Vehicle Specifications That Drive Insurance Costs
The physical characteristics of the car are heavily weighted in premium determination because they directly affect the insurer’s liability for collision, comprehensive, and property damage claims. The make and model are primary data points, as they correlate to the vehicle’s market value and the cost to repair or replace it. Luxury and specialized models typically carry higher premiums because their components are more expensive and often require specialized labor for repair, increasing the average claim cost significantly.
Engine size and performance capability are closely analyzed because faster, high-horsepower vehicles are statistically associated with a higher incidence of accidents and reckless driving claims. Insurance carriers have found that owners of vehicles classified as high-performance are more likely to engage in riskier behavior, resulting in higher rates for those specific models. Safety ratings published by organizations like the Insurance Institute for Highway Safety (IIHS) offer a counterbalance, as vehicles with superior crash test results and advanced safety features, such as lane departure warnings or automatic emergency braking, can qualify for lower rates due to their reduced risk of injury and severe damage. The likelihood of a vehicle being stolen is another significant factor, with models that appear frequently on “most-stolen” lists incurring higher comprehensive coverage costs. Theft rates are tracked by specific model, and a high-theft classification raises the risk profile for the insurer. Finally, the age of the car influences the premium; newer vehicles cost more to replace than older ones, but they also often come equipped with modern safety technology that can mitigate some of that increase.
Driver History and Geographic Variables
Factors related to the driver and their environment are also heavily factored into the premium calculation, often carrying more weight than the vehicle itself. The driving record is one of the most substantial determinants, with traffic violations, at-fault accidents, and major infractions like a DUI conviction causing significant and sustained premium increases. Insurers view a driver’s history as the most reliable predictor of future claims, and a clean record is rewarded with the most favorable rates.

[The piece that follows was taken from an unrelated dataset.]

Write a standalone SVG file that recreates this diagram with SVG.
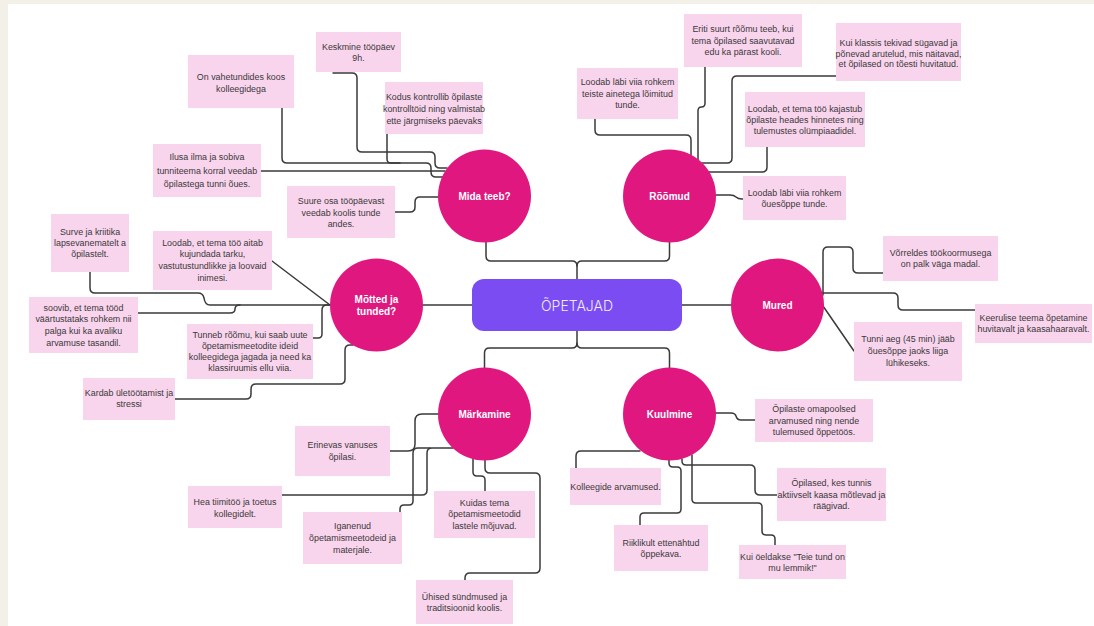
<svg xmlns="http://www.w3.org/2000/svg" width="1094" height="626" viewBox="0 0 1094 626">
<style>
.bg{fill:#f3f0e8}
.box{fill:#f9d4ed}
.t{font-family:"Liberation Sans",Arial,sans-serif;font-size:8.9px;fill:#3a3a3a;text-anchor:middle}
.c{fill:#e0177f}
.ct{font-family:"Liberation Sans",Arial,sans-serif;font-weight:bold;font-size:10px;fill:#fff;text-anchor:middle}
.ln{fill:none;stroke:#3a3a3a;stroke-width:1.5;stroke-linecap:round}
</style>
<rect width="1094" height="626" fill="#fff"/>
<rect class="bg" x="0" y="0" width="1094" height="4"/>
<rect class="bg" x="0" y="0" width="8" height="626"/>

<g id="connectors" class="ln">
<!-- center -->
<path d="M577 279V266Q577 261 572 261H491Q486 261 486 256V242"/>
<path d="M577 266Q577 261 582 261H664.5Q669.5 261 669.5 256V242"/>
<path d="M577 331V343Q577 348 572 348H489.5Q484.5 348 484.5 353V368"/>
<path d="M577 343Q577 348 582 348H664.5Q669.5 348 669.5 353V368"/>
<path d="M472 305H423"/>
<path d="M682 305H731"/>
<!-- Mida teeb -->
<path d="M282 108V158Q282 163 287 163H426Q431 163 431 168V172Q431 177 436 177H443"/>
<path d="M387 134V159Q387 163 391 163H400"/>
<path d="M333 73H352Q357 73 357 78V147Q357 152 362 152H430Q435 152 435 157V163Q435 168 440 168H447"/>
<path d="M261 171H445"/>
<path d="M395 212H410Q415 212 415 207V202Q415 197 420 197H438"/>
<!-- Rõõmud -->
<path d="M595 119V130Q595 135 600 135H686Q691 135 691 140V155"/>
<path d="M705 67V103Q705 107 701.5 107Q698 107 698 111V160"/>
<path d="M836 76H737Q732 76 732 81V158Q732 163 727 163H702"/>
<path d="M767 147V167Q767 172 762 172H709"/>
<path d="M716 195H730Q734 195 736 197Q738 199 742 199H743"/>
<!-- Mõtted ja tunded -->
<path d="M90 272V288Q90 293 95 293H198Q203 293 204 298Q205 305 210 305H330"/>
<path d="M138 313H230Q235 313 235 309Q235 305 240 305"/>
<path d="M272 261L330 305"/>
<path d="M313 338H318Q322 338 322 334V310Q322 305 327 305H330"/>
<path d="M175 399H246Q251 399 251 394V389Q251 384 256 384H340Q345 384 345 379V350Q345 345 350 345H353"/>
<!-- Mured -->
<path d="M823 295V252Q823 247 828 247H848Q853 247 853 252V268Q853 273 858 273H883"/>
<path d="M822 293H893Q898 293 898 298V305Q898 310 903 310H975"/>
<path d="M823 306L854 351"/>
<!-- Märkamine -->
<path d="M390 451H408Q415 451 415 444V421Q415 414 422 414H438"/>
<path d="M282 495H422Q427 495 427 490V453Q427 448 432 448H453"/>
<path d="M400 512V509Q400 505 404 505H409Q413 505 413 501V453Q413 448 418 448H430"/>
<path d="M473 459V472Q473 476 477 476H481Q485 476 485 480V491"/>
<path d="M485 460V468Q485 473 490 473H535Q540 473 540 478V568Q540 573 535 573H470Q465 573 465 578V580"/>
<!-- Kuulmine -->
<path d="M715 413H731Q735 413 736 416Q737 420 741 420H755"/>
<path d="M576 468V456Q576 451 581 451H640"/>
<path d="M682 459V461Q682 465 686 465H750Q755 465 755 470V490Q755 495 760 495H777"/>
<path d="M669 460V463Q669 467 673 467H677Q681 467 681 471V509Q681 513 677 513H644Q640 513 640 517V525"/>
<path d="M692 455V499Q692 503 696 503H758Q762 503 762 507V531Q762 535 766 535H771Q775 535 775 539V545"/>
</g>

<g id="center">
<rect x="472" y="279" width="210" height="52" rx="12" fill="#7b4cf2"/>
<text x="577" y="311" text-anchor="middle" font-family="Inter, 'Liberation Sans', sans-serif" font-weight="300" font-size="14" fill="#f1ebff">ÕPETAJAD</text>
</g>

<g id="mida-teeb"><circle class="c" cx="484.5" cy="196" r="46.5"/><text class="ct" x="484.5" y="199.5">Mida teeb?</text></g>
<g id="roomud"><circle class="c" cx="669.5" cy="196" r="46.5"/><text class="ct" x="669.5" y="199.5">Rõõmud</text></g>
<g id="motted"><circle class="c" cx="376.5" cy="305" r="46.5"/><text class="ct" x="376.5" y="302.5">Mõtted ja</text><text class="ct" x="376.5" y="314.5">tunded?</text></g>
<g id="mured"><circle class="c" cx="777.5" cy="305" r="46.5"/><text class="ct" x="777.5" y="308.5">Mured</text></g>
<g id="markamine"><circle class="c" cx="484.5" cy="414" r="46.5"/><text class="ct" x="484.5" y="417.5">Märkamine</text></g>
<g id="kuulmine"><circle class="c" cx="669.5" cy="414" r="46.5"/><text class="ct" x="669.5" y="417.5">Kuulmine</text></g>

<g id="n-vahetundides"><rect class="box" x="188" y="55" width="106" height="53"/><text class="t" x="241" y="80">On vahetundides koos</text><text class="t" x="241" y="91.5">kolleegidega</text></g>
<g id="n-keskmine"><rect class="box" x="316" y="32" width="85" height="40"/><text class="t" x="358.5" y="50">Keskmine tööpäev</text><text class="t" x="358.5" y="61">9h.</text></g>
<g id="n-kodus"><rect class="box" x="385" y="82" width="98" height="52"/><text class="t" x="434" y="100">Kodus kontrollib õpilaste</text><text class="t" x="434" y="112">kontrolltöid ning valmistab</text><text class="t" x="434" y="124">ette järgmiseks päevaks</text></g>
<g id="n-ilusa"><rect class="box" x="153" y="144" width="108" height="53"/><text class="t" x="207" y="160">Ilusa ilma ja sobiva</text><text class="t" x="207" y="173.5">tunniteema korral veedab</text><text class="t" x="207" y="186.5">õpilastega tunni õues.</text></g>
<g id="n-suure"><rect class="box" x="287" y="186" width="108" height="52"/><text class="t" x="341" y="204">Suure osa tööpäevast</text><text class="t" x="341" y="216">veedab koolis tunde</text><text class="t" x="341" y="227">andes.</text></g>

<g id="n-eriti"><rect class="box" x="684" y="14" width="118" height="53"/><text class="t" x="743" y="32">Eriti suurt rõõmu teeb, kui</text><text class="t" x="743" y="44">tema õpilased saavutavad</text><text class="t" x="743" y="55">edu ka pärast kooli.</text></g>
<g id="n-klassis"><rect class="box" x="836" y="23" width="125" height="58"/><text class="t" x="898.5" y="46">Kui klassis tekivad sügavad ja</text><text class="t" x="898.5" y="56.5">põnevad arutelud, mis näitavad,</text><text class="t" x="898.5" y="67">et õpilased on tõesti huvitatud.</text></g>
<g id="n-loimitud"><rect class="box" x="577" y="68" width="101" height="51"/><text class="t" x="627.5" y="85">Loodab läbi viia rohkem</text><text class="t" x="627.5" y="96.5">teiste ainetega lõimitud</text><text class="t" x="627.5" y="108">tunde.</text></g>
<g id="n-kajastub"><rect class="box" x="745" y="92" width="120" height="55"/><text class="t" x="805" y="112">Loodab, et tema töö kajastub</text><text class="t" x="805" y="123">õpilaste heades hinnetes ning</text><text class="t" x="805" y="134">tulemustes olümpiaadidel.</text></g>
<g id="n-ouesoppe"><rect class="box" x="743" y="176" width="103" height="44"/><text class="t" x="794.5" y="196">Loodab läbi viia rohkem</text><text class="t" x="794.5" y="207">õuesõppe tunde.</text></g>

<g id="n-surve"><rect class="box" x="51" y="214" width="78" height="58"/><text class="t" x="90" y="235">Surve ja kriitika</text><text class="t" x="90" y="246">lapsevanematelt a</text><text class="t" x="90" y="257">õpilastelt.</text></g>
<g id="n-aitab"><rect class="box" x="153" y="231" width="119" height="59"/><text class="t" x="212.5" y="246">Loodab, et tema töö aitab</text><text class="t" x="212.5" y="257">kujundada tarku,</text><text class="t" x="212.5" y="269">vastutustundlikke ja loovaid</text><text class="t" x="212.5" y="281">inimesi.</text></g>
<g id="n-soovib"><rect class="box" x="29" y="297" width="109" height="56"/><text class="t" x="83.5" y="311">soovib, et tema tööd</text><text class="t" x="83.5" y="322">väärtustataks rohkem nii</text><text class="t" x="83.5" y="334">palga kui ka avaliku</text><text class="t" x="83.5" y="346">arvamuse tasandil.</text></g>
<g id="n-tunneb"><rect class="box" x="187" y="324" width="126" height="55"/><text class="t" x="250" y="338">Tunneb rõõmu, kui saab uute</text><text class="t" x="250" y="349">õpetamismeetodite ideid</text><text class="t" x="250" y="360">kolleegidega jagada ja need ka</text><text class="t" x="250" y="371">klassiruumis ellu viia.</text></g>
<g id="n-kardab"><rect class="box" x="83" y="378" width="92" height="42"/><text class="t" x="129" y="396">Kardab ületöötamist ja</text><text class="t" x="129" y="407">stressi</text></g>

<g id="n-vorreldes"><rect class="box" x="883" y="236" width="115" height="45"/><text class="t" x="940.5" y="256">Võrreldes töökoormusega</text><text class="t" x="940.5" y="267">on palk väga madal.</text></g>
<g id="n-keerulise"><rect class="box" x="975" y="304" width="117" height="39"/><text class="t" x="1033.5" y="321">Keerulise teema õpetamine</text><text class="t" x="1033.5" y="332">huvitavalt ja kaasahaaravalt.</text></g>
<g id="n-tunni"><rect class="box" x="854" y="322" width="108" height="59"/><text class="t" x="908" y="342">Tunni aeg (45 min) jääb</text><text class="t" x="908" y="354">õuesõppe jaoks liiga</text><text class="t" x="908" y="366">lühikeseks.</text></g>

<g id="n-erinevas"><rect class="box" x="295" y="426" width="95" height="50"/><text class="t" x="342.5" y="448">Erinevas vanuses</text><text class="t" x="342.5" y="460">õpilasi.</text></g>
<g id="n-hea"><rect class="box" x="188" y="486" width="94" height="42"/><text class="t" x="235" y="505">Hea tiimitöö ja toetus</text><text class="t" x="235" y="517">kollegidelt.</text></g>
<g id="n-iganenud"><rect class="box" x="303" y="512" width="99" height="52"/><text class="t" x="352.5" y="529">Iganenud</text><text class="t" x="352.5" y="541">õpetamismeetodeid ja</text><text class="t" x="352.5" y="553">materjale.</text></g>
<g id="n-kuidas"><rect class="box" x="434" y="491" width="101" height="47"/><text class="t" x="484.5" y="506">Kuidas tema</text><text class="t" x="484.5" y="517">õpetamismeetodid</text><text class="t" x="484.5" y="529">lastele mõjuvad.</text></g>
<g id="n-uhised"><rect class="box" x="416" y="580" width="97" height="44"/><text class="t" x="464.5" y="600">Ühised sündmused ja</text><text class="t" x="464.5" y="611">traditsioonid koolis.</text></g>

<g id="n-omapoolsed"><rect class="box" x="755" y="399" width="118" height="43"/><text class="t" x="814" y="412">Õpilaste omapoolsed</text><text class="t" x="814" y="424">arvamused ning nende</text><text class="t" x="814" y="435">tulemused õppetöös.</text></g>
<g id="n-kolleegide"><rect class="box" x="570" y="468" width="91" height="37"/><text class="t" x="615.5" y="490">Kolleegide arvamused.</text></g>
<g id="n-aktiivselt"><rect class="box" x="777" y="468" width="109" height="53"/><text class="t" x="831.5" y="486">Õpilased, kes tunnis</text><text class="t" x="831.5" y="498">aktiivselt kaasa mõtlevad ja</text><text class="t" x="831.5" y="509">räägivad.</text></g>
<g id="n-riiklikult"><rect class="box" x="614" y="525" width="94" height="46"/><text class="t" x="661" y="546">Riiklikult ettenähtud</text><text class="t" x="661" y="557">õppekava.</text></g>
<g id="n-lemmik"><rect class="box" x="739" y="545" width="107" height="34"/><text class="t" x="792.5" y="560">Kui öeldakse "Teie tund on</text><text class="t" x="792.5" y="570.5">mu lemmik!"</text></g>
</svg>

Geographic location is another major variable, as premiums are often calculated down to the specific ZIP code where the vehicle is primarily garaged. Urban areas with high traffic density, greater rates of vandalism, and increased vehicle theft typically result in higher premiums than rural or suburban locations. The annual mileage driven is also considered, as more time spent on the road increases the statistical probability of an accident, leading to higher rates for high-mileage drivers. Driver demographics, such as age and experience, play a role, with younger, less-experienced drivers under 25 and, in some cases, older drivers over 70, often facing higher rates due to higher accident statistics for those age groups. In most states, a credit-based insurance score is also utilized, as data suggests a correlation between a higher score and a lower likelihood of filing a claim, which influences the risk assessment process.